Strike disrupts research at Puerto Rico’s top university


Source: Science



Last week molecular biologist Juan Ramirez-Lugo put all his coral samples in the freezer, locked the door of his lab, and told his six undergraduate assistants to stay home the next day. The assistant professor of biology at the University of Puerto Rico (UPR) in San Juan wasn’t happy about yet another disruption to his research on seasonal variations in how corals respond to thermal stress and his efforts to give undergraduates “authentic research experiences.” But he felt he had no choice.

Ramirez-Lugo’s campus has been shut down since late March, when students began a peaceful protest against proposed massive cuts to the territory’s flagship university as part of a slew of austerity measures to address the territory’s fiscal crisis. On 10 May the strikers voted to ignore a judge’s order to end their protest, raising concerns about possible violence if the authorities tried to enforce the court ruling.

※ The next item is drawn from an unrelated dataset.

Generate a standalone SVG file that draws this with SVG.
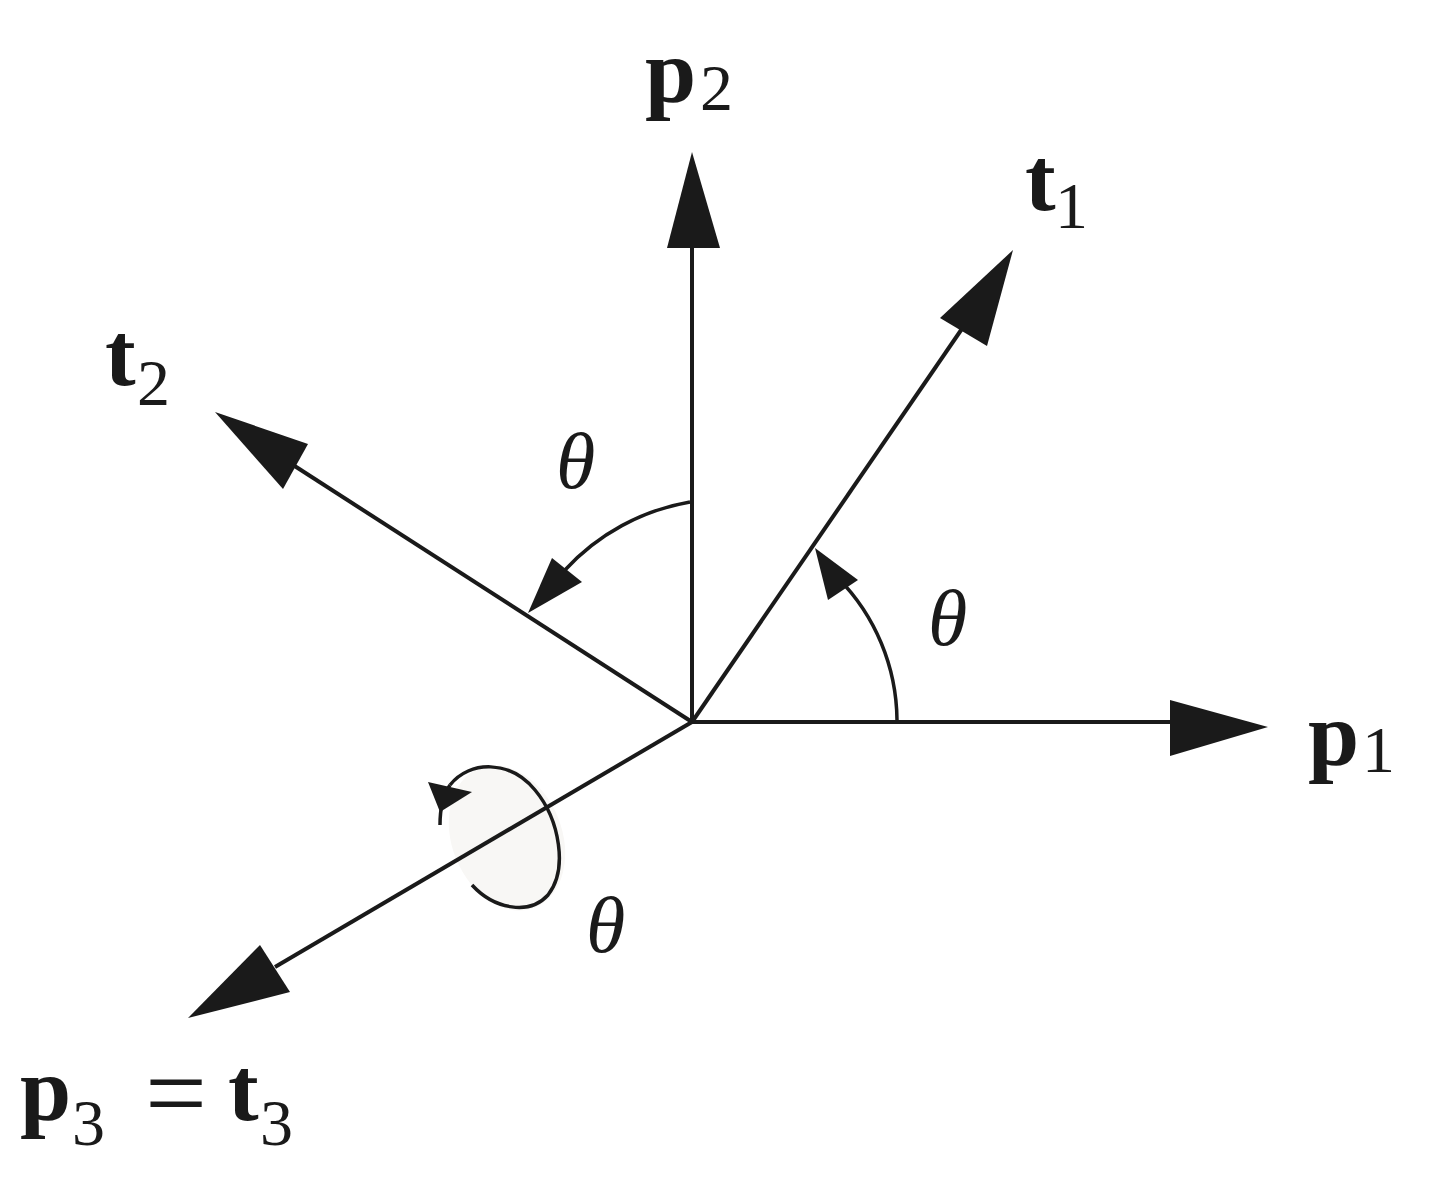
<svg xmlns="http://www.w3.org/2000/svg" width="1433" height="1203" viewBox="0 0 1433 1203">
<style>
.ax{stroke:#1a1a1a;stroke-width:4;fill:none}
.arc{stroke:#1a1a1a;stroke-width:3.5;fill:none}
.hd{fill:#1a1a1a}
text{font-family:"Liberation Serif",serif;fill:#1a1a1a}
.b{font-weight:bold;font-size:92px}
.s{font-size:66px}
.th{font-style:italic;font-size:80px}
</style>
<rect width="1433" height="1203" fill="#fff"/>
<g id="connectors">
<ellipse cx="507" cy="838" rx="55" ry="75" transform="rotate(-22 507 838)" fill="#f8f7f5" stroke="none"/>
<line class="ax" x1="692" y1="722" x2="1200" y2="722"/>
<polygon class="hd" points="1268,727 1170,700 1170,756"/>
<line class="ax" x1="692" y1="722" x2="692" y2="240"/>
<polygon class="hd" points="692,152 667,248 720,248"/>
<line class="ax" x1="692" y1="722" x2="968" y2="320"/>
<polygon class="hd" points="1013,250 940,318 987,346"/>
<line class="ax" x1="692" y1="722" x2="290" y2="463"/>
<polygon class="hd" points="215,412 283,489 308,444"/>
<line class="ax" x1="692" y1="722" x2="275" y2="967"/>
<polygon class="hd" points="188,1018 260,945 290,992"/>
<path class="arc" d="M897,720 A205,205 0 0 0 838,578"/>
<polygon class="hd" points="815,548 828,600 858,580"/>
<path class="arc" d="M690,502 A220,220 0 0 0 565,570"/>
<polygon class="hd" points="528,613 552,558 582,582"/>
<path class="arc" d="M450,785 C470,760 510,760 535,790 C560,820 568,870 548,895 C530,915 495,910 472,885"/>
<path class="arc" d="M450,785 C443,795 440,810 440,825"/>
<polygon class="hd" points="428,782 472,792 440,812"/>
</g>
<g id="labels">
<text x="645" y="102" class="b">p</text><text x="700" y="110" class="s">2</text>
<text x="1025" y="210" class="b">t</text><text x="1055" y="228" class="s">1</text>
<text x="105" y="385" class="b">t</text><text x="137" y="405" class="s">2</text>
<text x="1308" y="765" class="b">p</text><text x="1362" y="772" class="s">1</text>
<text x="20" y="1120" class="b">p</text><text x="72" y="1145" class="s">3</text>
<text x="145" y="1130" font-size="110">=</text>
<text x="228" y="1120" class="b">t</text><text x="260" y="1145" class="s">3</text>
<text x="556" y="488" class="th">θ</text>
<text x="928" y="645" class="th">θ</text>
<text x="586" y="952" class="th">θ</text>
</g>
</svg>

That didn’t happen, and the next day Ramirez-Lugo was able to return to work. However, he and the rest of the UPR faculty remain pawns in a larger battle over the U.S. territory. The fate of its 3.6 million residents rests in the hands of a federal judge who this week began hearing testimony from the government and those owed some $74 billion in bonds. (Puerto Rico also has $49 billion in unfunded pension obligations.)